▶ _Brief_:
Your task is to retype, word for word, the lines from the start of the data through the line holding "import plotly.graph_objects as go". Do not include the pictures.

================================

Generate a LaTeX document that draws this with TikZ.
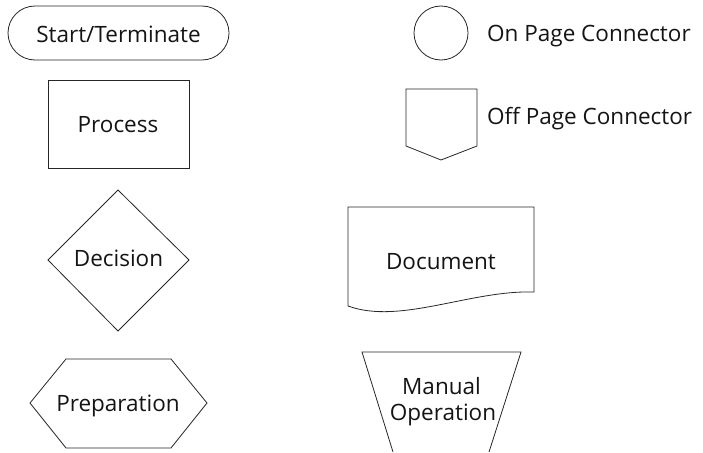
\documentclass[tikz,border=0pt]{standalone}
\usepackage{fontspec}
\setmainfont{Open Sans}
\begin{document}
\begin{tikzpicture}[x=1pt,y=-1pt,
  shapeline/.style={draw=black!85, line width=0.8pt, line join=miter},
  lbl/.style={font=\fontsize{22.5}{26}\selectfont, text=black!92, inner sep=0pt, anchor=base},
  sidelbl/.style={lbl, anchor=base west}]
\useasboundingbox (0,0) rectangle (703,452);

% Start/Terminate: rounded capsule
\draw[shapeline, rounded corners=27] (8,6) rectangle (229,60);
\node[lbl] (term) at (118.5,42) {Start/Terminate};

% Process
\draw[shapeline] (48,80) rectangle (189,168);
\node[lbl] (proc) at (118,132) {Process};

% Decision
\draw[shapeline] (118,190) -- (189,260) -- (118,331) -- (48,260) -- cycle;
\node[lbl] (dec) at (118.5,266) {Decision};

% Preparation
\draw[shapeline] (30,403) -- (66,359) -- (171,359) -- (207,403) -- (171,448) -- (66,448) -- cycle;
\node[lbl] (prep) at (118,411.5) {Preparation};

% On page connector
\draw[shapeline] (441,33) circle (27);
\node[sidelbl] (onpage) at (487,41.5) {On Page Connector};

% Off page connector
\draw[shapeline] (406,89) -- (477,89) -- (477,146) -- (441,160) -- (406,146) -- cycle;
\node[sidelbl] (offpage) at (487,124.5) {Off Page Connector};

% Document with wavy lower edge
\draw[shapeline] (348,306) -- (348,207) -- (534,207) -- (534,292)
  .. controls (470,290) and (400,325) .. (348,306);
\node[lbl] (doc) at (441,269) {Document};

% Manual operation (runs off the lower edge)
\draw[shapeline] (393,452) -- (362,352) -- (521,352) -- (489,452);
\node[lbl] (manual) at (441.5,394) {Manual};
\node[lbl] (operation) at (443,420) {Operation};
\end{tikzpicture}
\end{document}
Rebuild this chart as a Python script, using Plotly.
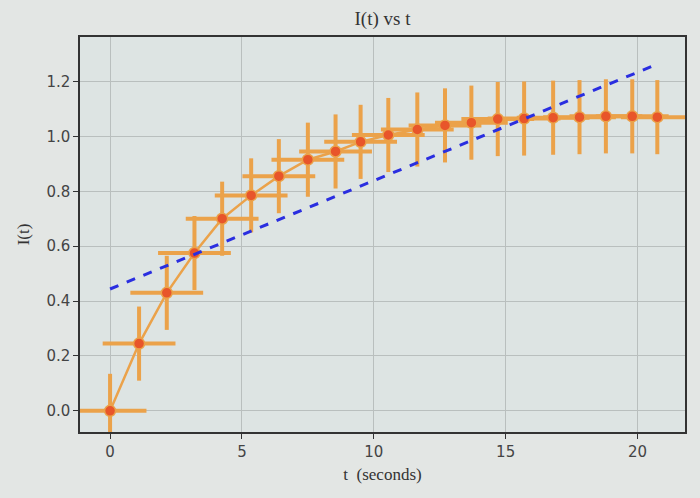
import plotly.graph_objects as go

t_vals = [0.0, 1.1, 2.15, 3.2, 4.25, 5.35, 6.4, 7.5, 8.55, 9.5, 10.55,
          11.65, 12.7, 13.7, 14.7, 15.7, 16.8, 17.8, 18.8, 19.8, 20.75]
i_vals = [0.0, 0.245, 0.43, 0.575, 0.70, 0.785, 0.855, 0.915, 0.945, 0.98, 1.005,
          1.025, 1.04, 1.05, 1.063, 1.065, 1.068, 1.07, 1.073, 1.073, 1.07]
t_err = [1.38] * 21
i_err = [0.135] * 21

fit_t = [0.0, 20.8]
fit_i = [0.444, 1.265]

x_ticks = [0, 5, 10, 15, 20]
y_ticks = [0.0, 0.2, 0.4, 0.6, 0.8, 1.0, 1.2]

orange = "#eba24a"
marker_red = "#e8552a"

fig = go.Figure()
fig.add_trace(go.Scatter(
    x=t_vals, y=i_vals, mode="lines+markers",
    line=dict(color=orange, width=2.5),
    marker=dict(symbol="circle", size=11, color=marker_red, line=dict(color=orange, width=1.5)),
    error_x=dict(type="data", array=t_err, color=orange, thickness=4, width=0),
    error_y=dict(type="data", array=i_err, color=orange, thickness=4, width=0),
    showlegend=False,
))
fig.add_trace(go.Scatter(
    x=fit_t, y=fit_i, mode="lines",
    line=dict(color="#2a2ee0", width=3, dash="dash"),
    showlegend=False,
))

fig.update_layout(
    width=700, height=498,
    margin=dict(l=80, r=15, t=37, b=66),
    paper_bgcolor="#e3e6e4",
    plot_bgcolor="#dde4e3",
    title=dict(text="I(t) vs t", x=(80 + 685) / 2 / 700, xanchor="center",
               y=1 - 18 / 498, yanchor="middle",
               font=dict(family="Liberation Serif", size=19, color="#333333")),
    font=dict(family="DejaVu Sans", size=15, color="#444444"),
)
fig.update_xaxes(
    range=[-1.14, 21.8], tickvals=x_ticks, ticktext=[str(v) for v in x_ticks],
    showgrid=True, gridcolor="#b9bfbe", gridwidth=1, zeroline=False,
    showline=True, linecolor="#333333", linewidth=1.5, mirror=True,
    ticks="outside", ticklen=5, tickcolor="#333333",
    title=dict(text="t  (seconds)", standoff=8,
               font=dict(family="Liberation Serif", size=17, color="#333333")),
)
fig.update_yaxes(
    range=[-0.077, 1.362], tickvals=y_ticks, ticktext=[f"{v:.1f}" for v in y_ticks],
    showgrid=True, gridcolor="#b9bfbe", gridwidth=1, zeroline=False,
    showline=True, linecolor="#333333", linewidth=1.5, mirror=True,
    ticks="outside", ticklen=5, tickcolor="#333333",
    title=dict(text="I(t)", standoff=12,
               font=dict(family="Liberation Serif", size=17, color="#333333")),
)

fig.write_html("out.html")
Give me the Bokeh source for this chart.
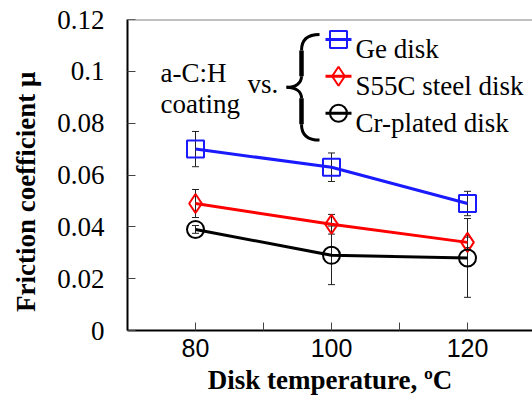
from bokeh.plotting import figure
from bokeh.models import FixedTicker, Span, ColumnDataSource, Whisker, TeeHead, Label
from bokeh.embed import file_html
from bokeh.resources import INLINE

# ---- data ----
temps = [80, 100, 120]
ge_mu = [0.070, 0.063, 0.049]
ge_err = [0.0068, 0.0055, 0.0047]
s55c_mu = [0.049, 0.041, 0.034]
s55c_err = [0.0054, 0.0038, 0.0020]
cr_mu = [0.039, 0.029, 0.028]
cr_err = [0.0015, 0.0113, 0.0152]
series_names = ["Ge disk", "S55C steel disk", "Cr-plated disk"]
series_colors = ["#1a1aff", "#ff0000", "#000000"]
series_markers = ["square", "diamond", "circle"]
y_ticks = [0, 0.02, 0.04, 0.06, 0.08, 0.1, 0.12]
y_tick_labels = ["0", "0.02", "0.04", "0.06", "0.08", "0.1", "0.12"]
x_major = [80, 100, 120]
x_minor = [70, 90, 110, 130]

SERIF = "Liberation Serif"
FS = "27px"

W, H = 532, 397
L, R, T, B = 127, 0, 19, 66
X0, X1 = 70, 70 + (W - L - R) / 6.8
Y0, Y1 = 0, 0.12

p = figure(width=W, height=H, output_backend="svg", toolbar_location=None,
           x_range=(X0, X1), y_range=(Y0, Y1),
           min_border_left=L, min_border_right=R, min_border_top=T, min_border_bottom=B)
p.outline_line_color = None
p.grid.grid_line_color = None
p.background_fill_color = "white"
p.border_fill_color = "white"

# pixel -> data helpers for decorations
def px(x):
    return X0 + (x - L) / (W - L - R) * (X1 - X0)

def py(y):
    return Y0 + (H - B - y) / (H - B - T) * (Y1 - Y0)

# axes
xa = p.xaxis[0]
xa.ticker = FixedTicker(ticks=x_major, minor_ticks=x_minor)
xa.axis_line_width = 2
xa.axis_line_color = "black"
xa.major_tick_in = 8
xa.major_tick_out = 0
xa.minor_tick_in = 8
xa.minor_tick_out = 0
xa.major_tick_line_color = "#444444"
xa.minor_tick_line_color = "#444444"
xa.major_label_text_font = "Liberation Sans"
xa.major_label_text_font_size = "25px"
xa.major_label_text_color = "black"
xa.major_label_standoff = 8
xa.axis_label = "Disk temperature, \u00baC"
xa.axis_label_text_font = SERIF
xa.axis_label_text_font_style = "bold"
xa.axis_label_text_font_size = FS
xa.axis_label_text_color = "black"
xa.axis_label_standoff = 5

ya = p.yaxis[0]
ya.ticker = FixedTicker(ticks=y_ticks, minor_ticks=[])
ya.major_label_overrides = {t: s for t, s in zip(y_ticks, y_tick_labels)}
ya.axis_line_width = 2
ya.axis_line_color = "black"
ya.major_tick_in = 8
ya.major_tick_out = 0
ya.major_tick_line_color = "#444444"
ya.major_label_text_font = SERIF
ya.major_label_text_font_size = FS
ya.major_label_text_color = "black"
ya.major_label_standoff = 23
ya.axis_label = "Friction coefficient \u03bc" + "\u00a0" * 5
ya.axis_label_text_font = SERIF
ya.axis_label_text_font_style = "bold"
ya.axis_label_text_font_size = FS
ya.axis_label_text_color = "black"
ya.axis_label_standoff = 13

p.add_layout(Span(location=Y1, dimension="width", line_color="#808080", line_width=2))

# series
all_vals = [ge_mu, s55c_mu, cr_mu]
all_errs = [ge_err, s55c_err, cr_err]
for vals, errs, col, mk in zip(all_vals, all_errs, series_colors, series_markers):
    src = ColumnDataSource(dict(x=temps, y=vals,
                                lo=[v - e for v, e in zip(vals, errs)],
                                hi=[v + e for v, e in zip(vals, errs)]))
    p.line("x", "y", source=src, line_color=col, line_width=3)
    p.add_layout(Whisker(source=src, base="x", lower="lo", upper="hi",
                         line_color="#222222", line_width=1,
                         lower_head=TeeHead(size=7, line_color="#222222", line_width=1),
                         upper_head=TeeHead(size=7, line_color="#222222", line_width=1)))
    p.scatter("x", "y", source=src, marker=mk, size=17 if mk != "diamond" else 19,
              fill_color=None, line_color=col, line_width=2)

# annotation text
for txt, x, y in [("a-C:H", 160, 73), ("coating", 160, 104), ("vs.", 247, 84)]:
    p.add_layout(Label(x=px(x), y=py(y), text=txt, text_font=SERIF, text_font_size=FS,
                       text_color="black", text_baseline="alphabetic"))

# brace
bx = [(319, 34, 301, 50, 306, 34, 301, 40),
      (301, 76, 286, 87, 301, 83, 295, 87),
      (286, 87, 301, 98, 295, 87, 301, 91),
      (301, 124, 319, 140, 301, 134, 306, 140)]
p.bezier(x0=[px(b[0]) for b in bx], y0=[py(b[1]) for b in bx],
         x1=[px(b[2]) for b in bx], y1=[py(b[3]) for b in bx],
         cx0=[px(b[4]) for b in bx], cy0=[py(b[5]) for b in bx],
         cx1=[px(b[6]) for b in bx], cy1=[py(b[7]) for b in bx],
         line_color="black", line_width=3)
p.segment(x0=[px(301), px(301)], y0=[py(50), py(98)], x1=[px(301), px(301)], y1=[py(76), py(124)],
          line_color="black", line_width=4.5)

# legend
rows = [39, 76, 113]
for name, col, mk, r in zip(series_names, series_colors, series_markers, rows):
    p.segment(x0=[px(325)], y0=[py(r)], x1=[px(351)], y1=[py(r)], line_color=col, line_width=3)
    p.scatter(x=[px(338)], y=[py(r)], marker=mk, size=17 if mk != "diamond" else 19,
              fill_color=None, line_color=col, line_width=2)
    p.add_layout(Label(x=px(355), y=py(r + 10), text=name, text_font=SERIF, text_font_size=FS,
                       text_color="black", text_baseline="alphabetic"))

open("out.html", "w").write(file_html(p, INLINE))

================================

▶ _The solution_:
Generate a LaTeX document that draws this with TikZ.
\documentclass[tikz,border=0pt]{standalone}
\usepackage{fontspec}
\setmainfont{Open Sans}
\begin{document}
\begin{tikzpicture}[x=1pt,y=-1pt,
  shapeline/.style={draw=black!85, line width=0.8pt, line join=miter},
  lbl/.style={font=\fontsize{22.5}{26}\selectfont, text=black!92, inner sep=0pt, anchor=base},
  sidelbl/.style={lbl, anchor=base west}]
\useasboundingbox (0,0) rectangle (703,452);

% Start/Terminate: rounded capsule
\draw[shapeline, rounded corners=27] (8,6) rectangle (229,60);
\node[lbl] (term) at (118.5,42) {Start/Terminate};

% Process
\draw[shapeline] (48,80) rectangle (189,168);
\node[lbl] (proc) at (118,132) {Process};

% Decision
\draw[shapeline] (118,190) -- (189,260) -- (118,331) -- (48,260) -- cycle;
\node[lbl] (dec) at (118.5,266) {Decision};

% Preparation
\draw[shapeline] (30,403) -- (66,359) -- (171,359) -- (207,403) -- (171,448) -- (66,448) -- cycle;
\node[lbl] (prep) at (118,411.5) {Preparation};

% On page connector
\draw[shapeline] (441,33) circle (27);
\node[sidelbl] (onpage) at (487,41.5) {On Page Connector};

% Off page connector
\draw[shapeline] (406,89) -- (477,89) -- (477,146) -- (441,160) -- (406,146) -- cycle;
\node[sidelbl] (offpage) at (487,124.5) {Off Page Connector};

% Document with wavy lower edge
\draw[shapeline] (348,306) -- (348,207) -- (534,207) -- (534,292)
  .. controls (470,290) and (400,325) .. (348,306);
\node[lbl] (doc) at (441,269) {Document};

% Manual operation (runs off the lower edge)
\draw[shapeline] (393,452) -- (362,352) -- (521,352) -- (489,452);
\node[lbl] (manual) at (441.5,394) {Manual};
\node[lbl] (operation) at (443,420) {Operation};
\end{tikzpicture}
\end{document}
Rebuild this chart as a Python script, using Plotly.
import plotly.graph_objects as go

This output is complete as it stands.